I think she was joking but I know it is how I am viewed by some. Probably. Sometimes I wish people would just TELL you what they thought of you. Not out of some egotistical desire for affirmation but because it would be so much easier to have a more complete and realistic self-image that way. I mean I role-played the Goddess of the Underworld for so long (years) I absorbed aspects of her into my actual identity. It can change a woman, I still have to remind myself I don't command legions of demonic undead everytime I log on. I struggle with virtual in combination with realistic.
I have another friend (online) who deals with several... layers of identity. I still don't really understand where they come from, but I do think role-playing extensively over a period of years can damage your (mental) health. Playing a role reaches the parts real life doesn't reach and fucks them up, bad. I briefly flirted with a new RP character called Lolah Magic (actually another incarnation of the Goddess, but a mortal one) who was a lesbian motorbike riding thief hiding out in a convent (yes she was a lesbian nun - I'm not afraid to embrace porno-cliché). She still keeps me awake at night. But, really, thank God I never got the chance to explore that identity. I would be scarred for life, and possibly the afterlife.

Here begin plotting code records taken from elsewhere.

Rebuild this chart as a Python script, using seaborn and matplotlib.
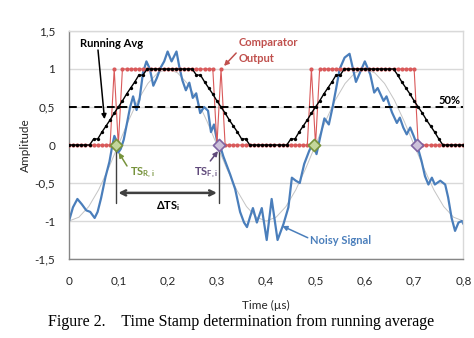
import numpy as np
import matplotlib
matplotlib.use("Agg")
import matplotlib.pyplot as plt
import seaborn as sns

# ---------------------------------------------------------------- data
# Comparator output and its running average, sampled at 120 MS/s
sample_period_us = 1 / 120
comparator = ([0] * 11 + [1, 0] + [1] * 23 + [0, 1] + [0] * 21 + [1, 0]
              + [1] * 24 + [0] * 12)
running_avg = ([0] * 6 + [0.08, 0.08]
               + [0.17, 0.25, 0.33, 0.42, 0.5, 0.58, 0.67, 0.75, 0.83, 0.92]
               + [0.92] + [1] * 12 + [0.92, 0.92]
               + [0.83, 0.75, 0.67, 0.58, 0.5, 0.42, 0.33, 0.25, 0.17]
               + [0.08, 0.08] + [0] * 10 + [0.08, 0.08]
               + [0.17, 0.25, 0.33, 0.42, 0.5, 0.58, 0.67, 0.75, 0.83]
               + [0.92, 0.92] + [1] * 13
               + [0.92, 0.83, 0.75, 0.67, 0.58, 0.5, 0.42, 0.33, 0.25, 0.17, 0.08]
               + [0] * 6)
sample_time = np.arange(len(comparator)) * sample_period_us

# Noise-free reference signal
clean_time = [0.00, 0.02, 0.04, 0.06, 0.08, 0.10, 0.12, 0.14, 0.16, 0.18,
              0.20, 0.22, 0.24, 0.26, 0.28, 0.30, 0.32, 0.34, 0.36, 0.38,
              0.40, 0.42, 0.44, 0.46, 0.48, 0.50, 0.52, 0.54, 0.56, 0.58,
              0.60, 0.62, 0.64, 0.66, 0.68, 0.70, 0.72, 0.74, 0.76, 0.78, 0.80]
clean_signal = [-1.00, -0.95, -0.81, -0.59, -0.31, 0.00, 0.31, 0.59, 0.81, 0.95,
                1.00, 0.95, 0.81, 0.59, 0.31, 0.00, -0.31, -0.59, -0.81, -0.95,
                -1.00, -0.95, -0.81, -0.59, -0.31, 0.00, 0.31, 0.59, 0.81, 0.95,
                1.00, 0.95, 0.81, 0.59, 0.31, 0.00, -0.31, -0.59, -0.81, -0.95, -1.00]

# Noisy input signal
noisy_time = [0.000, 0.008, 0.017, 0.026, 0.035, 0.043, 0.052, 0.058, 0.065, 0.074,
              0.082, 0.088, 0.092, 0.096, 0.100, 0.105, 0.111, 0.118, 0.124, 0.130,
              0.137, 0.143, 0.150, 0.157, 0.164, 0.171, 0.178, 0.186, 0.193, 0.200,
              0.208, 0.218, 0.224, 0.230, 0.237, 0.244, 0.251, 0.258, 0.266, 0.274,
              0.282, 0.288, 0.294, 0.300, 0.306, 0.313, 0.320, 0.327, 0.337, 0.347,
              0.355, 0.361, 0.367, 0.373, 0.381, 0.391, 0.401, 0.411, 0.423, 0.435,
              0.445, 0.452, 0.460, 0.468, 0.477, 0.487, 0.495, 0.502, 0.510, 0.518,
              0.527, 0.535, 0.542, 0.549, 0.559, 0.569, 0.582, 0.600, 0.611, 0.619,
              0.626, 0.638, 0.644, 0.655, 0.665, 0.671, 0.678, 0.685, 0.692, 0.699,
              0.706, 0.715, 0.722, 0.729, 0.736, 0.742, 0.753, 0.763, 0.769, 0.776,
              0.783, 0.790, 0.797, 0.800]
noisy_signal = [-1.00, -0.82, -0.71, -0.78, -0.86, -0.88, -0.96, -0.88, -0.70, -0.42,
                -0.22, 0.00, 0.12, 0.06, -0.10, -0.05, 0.07, 0.30, 0.50, 0.64,
                0.46, 0.60, 0.95, 1.10, 1.00, 0.78, 0.88, 1.02, 1.10, 1.23,
                1.10, 1.23, 1.02, 0.85, 0.72, 0.82, 0.62, 0.68, 0.42, 0.50,
                0.45, 0.17, 0.27, 0.06, 0.00, -0.15, -0.27, -0.39, -0.58, -0.88,
                -1.02, -1.08, -0.95, -0.83, -1.02, -0.83, -1.25, -0.71, -1.25, -1.04,
                -0.82, -0.43, -0.47, -0.50, -0.25, -0.08, 0.03, -0.12, 0.12, 0.35,
                0.27, 0.51, 0.75, 1.00, 1.15, 1.20, 0.83, 1.10, 0.93, 0.69,
                0.75, 0.58, 0.64, 0.43, 0.29, 0.36, 0.23, 0.14, 0.23, 0.12,
                0.00, -0.21, -0.41, -0.52, -0.43, -0.52, -0.47, -0.52, -0.69, -0.96,
                -1.13, -1.02, -1.00, -1.04]

threshold = 0.5
ts_rise = [0.095, 0.497]
ts_fall = [0.305, 0.7065]

x_ticks = [0, 0.1, 0.2, 0.3, 0.4, 0.5, 0.6, 0.7, 0.8]
x_tick_labels = ["0", "0,1", "0,2", "0,3", "0,4", "0,5", "0,6", "0,7", "0,8"]
y_ticks = [-1.5, -1, -0.5, 0, 0.5, 1, 1.5]
y_tick_labels = ["-1,5", "-1", "-0,5", "0", "0,5", "1", "1,5"]

# ---------------------------------------------------------------- style
sns.set_theme(style="white")
plt.rcParams["font.family"] = ["Lato", "DejaVu Sans"]
plt.rcParams["mathtext.fontset"] = "custom"
plt.rcParams["mathtext.rm"] = "Lato:bold"
plt.rcParams["mathtext.it"] = "Lato:bold"
plt.rcParams["mathtext.bf"] = "Lato:bold"

BLUE = "#4a7ebb"
RED = "#d9595a"
GREEN = "#77933c"
PURPLE = "#604a7b"
GRID = "#d9d9d9"
AXIS = "#868686"

fig = plt.figure(figsize=(4.74, 3.38), dpi=100)
ax = fig.add_axes([0.1456, 0.2337, 0.8321, 0.6746])

for yv in y_ticks:
    ax.axhline(yv, color=GRID, lw=1.0, zorder=0)

sns.lineplot(x=clean_time, y=clean_signal, ax=ax, color="#c4c4c4", lw=0.7, zorder=1)
sns.lineplot(x=noisy_time, y=noisy_signal, ax=ax, color=BLUE, lw=1.6, zorder=2)
sns.lineplot(x=sample_time, y=comparator, ax=ax, color=RED, lw=0.8, marker="o",
             markersize=3.0, markeredgewidth=0, markerfacecolor=RED, zorder=3)
sns.lineplot(x=sample_time, y=running_avg, ax=ax, color="black", lw=1.0, marker="o",
             markersize=2.4, markeredgewidth=0, markerfacecolor="black", zorder=4)
ax.axhline(threshold, color="black", lw=1.4, ls=(0, (4, 2.5)), zorder=5)

# time-stamp markers on the zero line
ax.scatter(ts_rise, [0] * len(ts_rise), marker="D", s=38, facecolor="#c3d69b",
           edgecolor=GREEN, linewidth=1.2, zorder=6)
ax.scatter(ts_fall, [0] * len(ts_fall), marker="D", s=38, facecolor="#ccc1da",
           edgecolor="#7f64a2", linewidth=1.2, zorder=6)

# pulse width bracket
for tx in (ts_rise[0], ts_fall[0]):
    ax.plot([tx, tx], [0, -0.76], color="#404040", lw=1.0, zorder=5)
ax.annotate("", xy=(ts_fall[0] - 0.005, -0.63), xytext=(ts_rise[0] + 0.005, -0.63),
            arrowprops=dict(arrowstyle="<->", color="#404040", lw=1.8,
                            shrinkA=0, shrinkB=0, mutation_scale=9))
ax.text((ts_rise[0] + ts_fall[0]) / 2, -0.80, "ΔTS$_\\mathrm{i}$", ha="center",
        va="center", fontsize=8, fontweight="bold", color="black")

# labels with arrows
arrow = dict(arrowstyle="-|>", lw=1.1, shrinkA=0, shrinkB=0, mutation_scale=7)
ax.text(0.0862, 1.33, "Running Avg", ha="center", va="center", fontsize=8,
        fontweight="bold", color="black")
ax.annotate("", xy=(0.072, 0.34), xytext=(0.0588, 1.25),
            arrowprops=dict(arrow, color="black"))

ax.text(0.345, 1.346, "Comparator", ha="left", va="center", fontsize=8,
        fontweight="bold", color="#c0504d")
ax.text(0.345, 1.14, "Output", ha="left", va="center", fontsize=8,
        fontweight="bold", color="#c0504d")
ax.annotate("", xy=(0.3144, 1.04), xytext=(0.339, 1.21),
            arrowprops=dict(arrow, color="#c0504d"))

ax.text(0.795, 0.59, "50%", ha="right", va="center", fontsize=8,
        fontweight="bold", color="black")

ax.text(0.1237, -0.365, "TS$_\\mathrm{R,i}$", ha="left", va="center", fontsize=8,
        fontweight="bold", color=GREEN)
ax.annotate("", xy=(0.1008, -0.10), xytext=(0.1176, -0.276),
            arrowprops=dict(arrow, color=GREEN))

ax.text(0.253, -0.365, "TS$_\\mathrm{F,i}$", ha="left", va="center", fontsize=8,
        fontweight="bold", color=PURPLE)
ax.annotate("", xy=(0.3022, -0.08), xytext=(0.2866, -0.21),
            arrowprops=dict(arrow, color=PURPLE))

ax.text(0.4888, -1.25, "Noisy Signal", ha="left", va="center", fontsize=8,
        fontweight="bold", color=BLUE)
ax.annotate("", xy=(0.4327, -1.066), xytext=(0.4842, -1.22),
            arrowprops=dict(arrow, color=BLUE))

# axes
ax.set_xlim(0, 0.8)
ax.set_ylim(-1.5, 1.5)
ax.set_xticks(x_ticks)
ax.set_xticklabels(x_tick_labels)
ax.set_yticks(y_ticks)
ax.set_yticklabels(y_tick_labels)
ax.tick_params(axis="both", which="major", direction="out", length=4, width=1,
               color=AXIS, labelsize=8.5, labelcolor="#262626", pad=3)
ax.tick_params(axis="x", pad=8)
ax.tick_params(axis="y", pad=6)
for side in ("left", "bottom"):
    ax.spines[side].set_color(AXIS)
    ax.spines[side].set_linewidth(1.0)
for side in ("top", "right"):
    ax.spines[side].set_color(GRID)
    ax.spines[side].set_linewidth(1.0)

ax.set_xlabel("Time (µs)", fontsize=8.5, color="#262626")
ax.xaxis.set_label_coords(0.5, -0.205)
ax.xaxis.label.set_verticalalignment("center")
ax.set_ylabel("Amplitude", fontsize=8.5, color="#262626")
ax.yaxis.set_label_coords(-0.11, 0.5)
ax.yaxis.label.set_verticalalignment("center")

fig.text(241 / 474, 1 - 322 / 338, "Figure 2.    Time Stamp determination from running average",
         ha="center", va="center", fontsize=11.5, family="Liberation Serif", color="black")

fig.savefig("out.png", dpi=100)
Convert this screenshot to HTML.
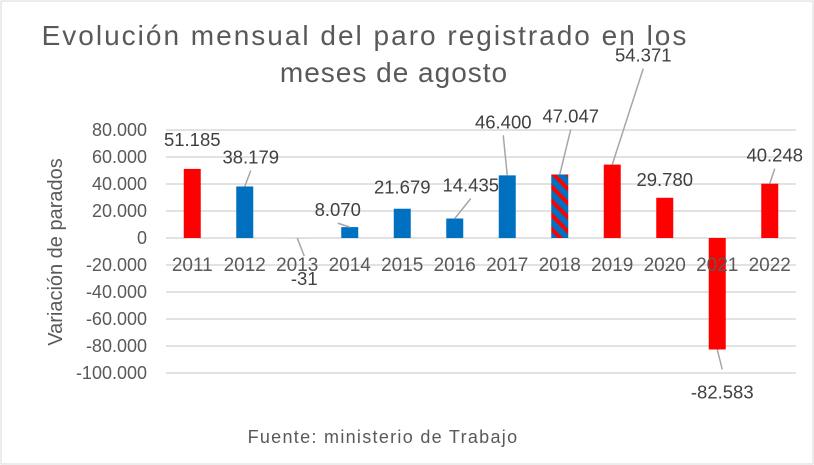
<!DOCTYPE html>
<html><head><meta charset="utf-8">
<style>
html,body{margin:0;padding:0;background:#fff;}
svg{display:block;font-family:"Liberation Sans",Arial,sans-serif;}
</style></head>
<body>
<svg id="chart" width="814" height="465" viewBox="0 0 814 465">
<defs>
<pattern id="hatch" patternUnits="userSpaceOnUse" width="10" height="10" patternTransform="rotate(45)">
<rect width="10" height="10" fill="#0070c0"/>
<rect width="10" height="4" fill="#ff0000"/>
</pattern>
</defs>
<rect x="1" y="1" width="812" height="463" fill="#fff" stroke="#d9d9d9" stroke-width="1"/>
<text x="365" y="45" font-size="28" letter-spacing="2" fill="#595959" text-anchor="middle">Evolución mensual del paro registrado en los</text>
<text x="394" y="82" font-size="28" letter-spacing="1" fill="#595959" text-anchor="middle">meses de agosto</text>
<text transform="translate(62,252) rotate(-90)" font-size="20" fill="#595959" text-anchor="middle">Variación de parados</text>
<text x="383" y="443" font-size="18" letter-spacing="1.3" fill="#595959" text-anchor="middle">Fuente: ministerio de Trabajo</text>
<g id="grid"></g><g id="bars"></g><g id="labels"></g>
</svg>
<script>
const categories = ["2011","2012","2013","2014","2015","2016","2017","2018","2019","2020","2021","2022"];
const values = [51185,38179,-31,8070,21679,14435,46400,47047,54371,29780,-82583,40248];
const valueLabels = ["51.185","38.179","-31","8.070","21.679","14.435","46.400","47.047","54.371","29.780","-82.583","40.248"];
const colors = ["red","blue","blue","blue","blue","blue","blue","hatch","red","red","red","red"];
const yTicks = [80000,60000,40000,20000,0,-20000,-40000,-60000,-80000,-100000];
const yTickLabels = ["80.000","60.000","40.000","20.000","0","-20.000","-40.000","-60.000","-80.000","-100.000"];
// label layout offsets (px, relative to bar end) and leader flags
const labelDx = [0,6,7,-12,0,16,-4,11,31,0,5,5];
const labelDy = [-30,-30,40,-18,-22,-34,-54,-59,-110,-19,42,-29];
const leader = [0,1,1,1,0,1,1,1,1,0,1,1];

const NS="http://www.w3.org/2000/svg";
const plotL=166, plotR=796, zeroY=238, pxPer=27/20000;
const bw=(plotR-plotL)/categories.length, barW=17;
const y=v=>zeroY - v*pxPer;
const xc=i=>plotL+bw*(i+0.5);
function mk(tag,attrs,parent){const e=document.createElementNS(NS,tag);for(const k in attrs)e.setAttribute(k,attrs[k]);parent.appendChild(e);return e;}
const grid=document.getElementById('grid'),bars=document.getElementById('bars'),labels=document.getElementById('labels');
yTicks.forEach((t,i)=>{
  const l=mk('line',{x1:plotL,x2:plotR,y1:y(t),y2:y(t),stroke:'#d9d9d9','stroke-width':1.5},grid);
  
  
  const tx=mk('text',{x:147,y:y(t)+6,'font-size':18,fill:'#595959','text-anchor':'end'},grid);
  tx.textContent=yTickLabels[i];
  
  
});
categories.forEach((c,i)=>{
  const tx=mk('text',{x:xc(i),y:271,'font-size':19,fill:'#595959','text-anchor':'middle'},labels);
  tx.textContent=c;
  
  
});
values.forEach((v,i)=>{
  const top=Math.min(y(v),zeroY), h=Math.abs(y(v)-zeroY);
  const fill=colors[i]==='red'?'#ff0000':colors[i]==='blue'?'#0070c0':'url(#hatch)';
  const r=mk('rect',{x:xc(i)-barW/2,y:top,width:barW,height:h,fill:fill},bars);
  
  
  const endY=y(v);
  const lx=xc(i)+labelDx[i], ly=endY+labelDy[i];
  if(leader[i]){
    const fromY = v>=0 ? ly+14 : ly-22;
    const ln=mk('line',{x1:lx,y1:fromY,x2:xc(i),y2:endY,stroke:'#a6a6a6','stroke-width':1.5},labels);
    
    
  }
  const tx=mk('text',{x:lx,y:ly+7,'font-size':18.5,fill:'#404040','text-anchor':'middle'},labels);
  tx.textContent=valueLabels[i];
  
  
});
</script>
</body></html>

I touched on the nature of identity (particularly online) in my studies. My tutor said "I am very careful to be myself online" and while I appreciated the value and sincerity of that assertion, it did occur to me that was possibly easier if you hadn't enter the interwebs through the dark and mysterious sidedoor that is role-play.
Incidentally, today's picture is a drawing done by one of my colleague's primary learners. When he showed it to me I looked at is nervously - wondering if this child had planted a camera in my bathroom. Aside from the green legs and banana feet, this is almost exactly how I look in the morning, in the shower, before I have become fully human.